Hearing Helier’s experiences in such a personal but open environment was different. She was one of us, she still is. She first became a journalist in 2012, and managed to navigate her journey from trainee to reporting from destinations around the globe.
Whilst discussing the highs and lows of her career so far, she reminded us it’s not always going to be a sugar-coated experience – we’re in this industry because we have a passion to tell stories, hold those in power to account and build trust with our audience. But if you believe in yourself and your ability, and find opportunities to build up your storytelling and reporting experience, you’ll be in a good position to grab reporting opportunities when they come. Helier’s journey took her from London to Singapore, Hong Kong, Norway, Thailand, and the US.

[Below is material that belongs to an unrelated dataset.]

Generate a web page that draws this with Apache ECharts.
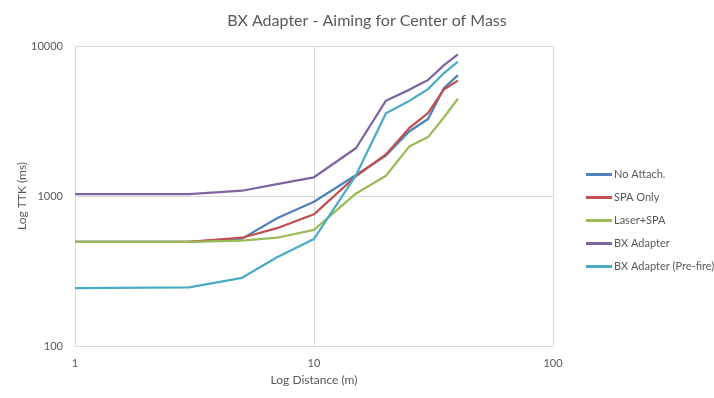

It was also super encouraging to hear Helier’s active role in producing digital content for the BBC, both domestically and abroad, as I’m currently working as a digital lead for ITV News.
Helier gave us a host of lessons learned and tips for the future. She offered a range of advice and on-the-road hacks to remember:
- Got enough phone battery to last you 12 hours in a protest?
- Thought about using your iPhone on a breaking news live?
- Do you know who your go-to commissioners and editors are back at base?
- What about checking in with the foreign bureau about your accommodation?
- Never assume anything!
Not only did I come away believing that actually my career goals were possible, but also that we mentees are surrounded by peers in the most inclusive and special network you’d want to work in.